Article publié le 11/06/2025

Les petites mains de la relocation : quand les experts de terrain disparaissent en silence

 

Depuis plus d’une décennie, ce sont des femmes et des hommes, sur le terrain, qui portent la mobilité professionnelle à bout de bras. Ces « petites mains » que personne ne voit mais dont tout le monde dépend sont bien plus que des exécutants. Ce sont des experts, souvent multilingues, profondément ancrés dans la réalité locale, capables de comprendre, de rassurer, d’expliquer, de débloquer des situations complexes — humaines, administratives, émotionnelles. Et pourtant, on les étouffe.

 

Et si on revalorisait ce qui ne peut pas être remplacé ?
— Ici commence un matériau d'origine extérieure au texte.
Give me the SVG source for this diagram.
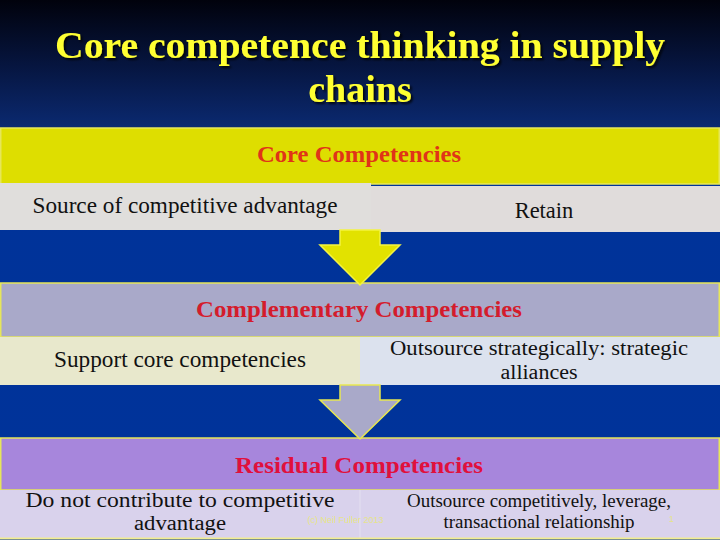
<svg xmlns="http://www.w3.org/2000/svg" width="720" height="540" viewBox="0 0 720 540">
<defs>
<linearGradient id="bg" x1="0" y1="0" x2="0" y2="1">
<stop offset="0" stop-color="#01020c"/>
<stop offset="0.12" stop-color="#06153f"/>
<stop offset="0.24" stop-color="#0b2a72"/>
<stop offset="0.3" stop-color="#003399"/>
<stop offset="1" stop-color="#00339a"/>
</linearGradient>
<filter id="sh" x="-5%" y="-20%" width="110%" height="140%">
<feDropShadow dx="2" dy="2" stdDeviation="1" flood-color="#000" flood-opacity="0.8"/>
</filter>
<style>
.title{font-family:"Liberation Serif","Times New Roman",serif;font-weight:bold;font-size:38px;fill:#ffff33;text-anchor:middle}
.head{font-family:"Liberation Serif","Times New Roman",serif;font-weight:bold;font-size:23px;text-anchor:middle}
.body{font-family:"Liberation Serif","Times New Roman",serif;font-size:22.5px;fill:#111;text-anchor:middle}
.small{font-size:19px}
.mid{font-size:20.5px}
.band{stroke:#e6e65a;stroke-width:1.5}
.cell{stroke:none}
.foot{font-family:"Liberation Sans",Arial,sans-serif;font-size:9px;fill:#e8e870;opacity:0.8}
</style>
</defs>
<rect x="0" y="0" width="720" height="540" fill="url(#bg)"/>

<g id="title" filter="url(#sh)">
<text class="title" x="360" y="58" textLength="610" lengthAdjust="spacingAndGlyphs">Core competence thinking in supply</text>
<text class="title" x="360" y="102">chains</text>
</g>

<g id="core">
<rect class="band" x="0.75" y="128" width="718.5" height="56" fill="#dede00"/>
<text class="head" x="359" y="162" fill="#e03418" textLength="204" lengthAdjust="spacingAndGlyphs">Core Competencies</text>
<rect class="cell" x="0" y="183" width="371" height="47" fill="#e0dedc"/>
<rect class="cell" x="371" y="186" width="349" height="46" fill="#e0dcdb"/>
<text class="body" x="185" y="213" textLength="305" lengthAdjust="spacingAndGlyphs">Source of competitive advantage</text>
<text class="body" x="544" y="218">Retain</text>
</g>

<g id="complementary">
<rect class="band" x="0.75" y="283" width="718.5" height="54" fill="#a9a9c9"/>
<text class="head" x="359" y="317" fill="#d41c2c" textLength="326" lengthAdjust="spacingAndGlyphs">Complementary Competencies</text>
<rect class="cell" x="0" y="337" width="360" height="48" fill="#e8e8cc"/>
<rect class="cell" x="360" y="337" width="360" height="48" fill="#dce2ee"/>
<text class="body" x="180" y="367" textLength="252" lengthAdjust="spacingAndGlyphs">Support core competencies</text>
<text class="body mid" x="539" y="355" textLength="298" lengthAdjust="spacingAndGlyphs">Outsource strategically: strategic</text>
<text class="body mid" x="539" y="379" textLength="77" lengthAdjust="spacingAndGlyphs">alliances</text>
</g>

<g id="residual">
<rect class="band" x="0.75" y="438" width="718.5" height="52" fill="#a786dc"/>
<text class="head" x="359" y="473" fill="#e0103c" textLength="248" lengthAdjust="spacingAndGlyphs">Residual Competencies</text>
<rect class="cell" x="0" y="490" width="720" height="48" fill="#d9d2ec"/>
<line x1="360" y1="490" x2="360" y2="538" stroke="#e4e0f0" stroke-width="1"/>
<line x1="0" y1="538.5" x2="720" y2="538.5" stroke="#f0ec90" stroke-width="2"/>
<text class="body mid" x="180" y="507" textLength="309" lengthAdjust="spacingAndGlyphs">Do not contribute to competitive</text>
<text class="body mid" x="180" y="530" textLength="92" lengthAdjust="spacingAndGlyphs">advantage</text>
<text class="body small" x="539" y="507" textLength="264" lengthAdjust="spacingAndGlyphs">Outsource competitively, leverage,</text>
<text class="body small" x="539" y="528" textLength="191" lengthAdjust="spacingAndGlyphs">transactional relationship</text>
<text class="foot" x="345" y="523" text-anchor="middle">(c) Neil Fuller 2013</text>
<text class="foot" x="671" y="522" text-anchor="middle">1</text>
</g>

<g id="connectors">
<polygon points="340,230 380,230 380,245 400,245 360,285 320,245 340,245" fill="#e2e200" stroke="#f4f440" stroke-width="1.5" stroke-linejoin="miter"/>
<polygon points="340,385 380,385 380,400 400,400 360,439 320,400 340,400" fill="#a9a9c9" stroke="#e8e850" stroke-width="1.5"/>
</g>
</svg>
Il est temps de reconnaître la valeur de ces métiers que l’IA ne pourra jamais avaler. De ces femmes et hommes de terrain qui, par leur écoute, leur disponibilité et leur humanité, sont le vrai visage de la mobilité professionnelle. Car sans eux, vous aurez beau multiplier les outils digitaux et les tableaux Excel : il n’y aura plus personne au bout du chemin.

 

Des coûts en hausse, des tarifs sous pression

Depuis 2013, la France a connu 17,5 % d’inflation cumulée. Le prix de l’électricité a bondi de 77 %, les carburants ont explosé, et les charges (URSSAF, mutuelles, assurances, impôts) ont suivi la même pente ascendante. Pendant ce temps, les acteurs de la relocation ont été sommés de maintenir leurs tarifs. Puis de les baisser. De -10 %, -15 %, parfois jusqu’à -25 %, au nom de la rentabilité d’entreprises bien plus solides que les nôtres. Le dispositif Mobili-Pass, longtemps soutien financier précieux pour nos prestations, a vu son montant diminuer avant d’être supprimé en juin 2023. Un coup dur de plus, dans une profession déjà sous pression.

 

Le sacrifice silencieux d’un savoir-faire humain

Le plus cynique, c’est que notre valeur repose précisément sur ce que d’autres tentent de faire disparaître : l’humain. On peut automatiser un standard, digitaliser une checklist, mais on ne remplacera pas la voix calme à l’autre bout du fil, ni le regard bienveillant au moment où une famille découvre son nouveau logement. Ce sont ces détails — invisibles sur une facture — qui font toute la différence.

 

L’IA, oui. L’humain, toujours.

L’IA est un outil formidable. Elle peut structurer, accélérer, faciliter. Mais elle ne remplacera jamais ce que nous faisons sur le terrain : ouvrir un compte à Montluçon, expliquer un contrat de location à une famille coréenne, ou décrypter les silences d’un conjoint inquiet. Notre métier vit dans la réalité, pas dans les clouds.

 

Une prise de conscience collective en marche

Fort heureusement, les lignes bougent. Sous l’impulsion du nouveau bureau de la FNPR, soutenu par le Conseil d’Administration, des actions concrètes émergent. Un travail collaboratif est en cours entre consultants indépendants et agences dites « globales », au sein d’un groupe de travail dédié. Deux chartes éthiques sont en cours d’élaboration :

 

  • L’une, pour poser un cadre clair dans les relations entre consultants indépendants et donneurs d’ordres.
  • L’autre, pour responsabiliser ces mêmes donneurs d’ordres sur la qualité de la sous-traitance et la juste rémunération des prestations.

Mais la vraie révolution, c’est la fin annoncée d’une distinction aussi floue qu’inefficace : celle des « Consultants Indépendants ». Car, soyons honnêtes : qui ne l’a jamais été ? À un moment ou un autre, nous avons tous été sous-traitants d’un confrère ou d’une agence — petite ou grande. Cette frontière n’a plus de sens, et la nouvelle gouvernance de la FNPR entend la faire disparaître dès la prochaine campagne d’adhésion.

Fini les cases arbitraires : chaque membre sera désormais défini uniquement par sa tranche de chiffre d’affaires, et chaque voix comptera dans les décisions. Un membre, un vote. Plus d’équité, plus de lisibilité, plus d’unité.

 

Ce que l’on défend, ce n’est pas un statut. C’est un métier.

Oui, nous tirons la sonnette d’alarme. Mais pas pour nous plaindre. Nous le faisons pour préserver un savoir-faire unique, une expertise de terrain, un métier profondément humain. Et nous le faisons avec lucidité, mais aussi avec espoir. Car pour une fois, il semble que la profession se regarde enfin dans le miroir, qu’elle prenne conscience de sa richesse… et qu’elle décide, collectivement, de se réinventer.

 

Il est encore temps d’agir. Mais il faut le faire ensemble. Maintenant.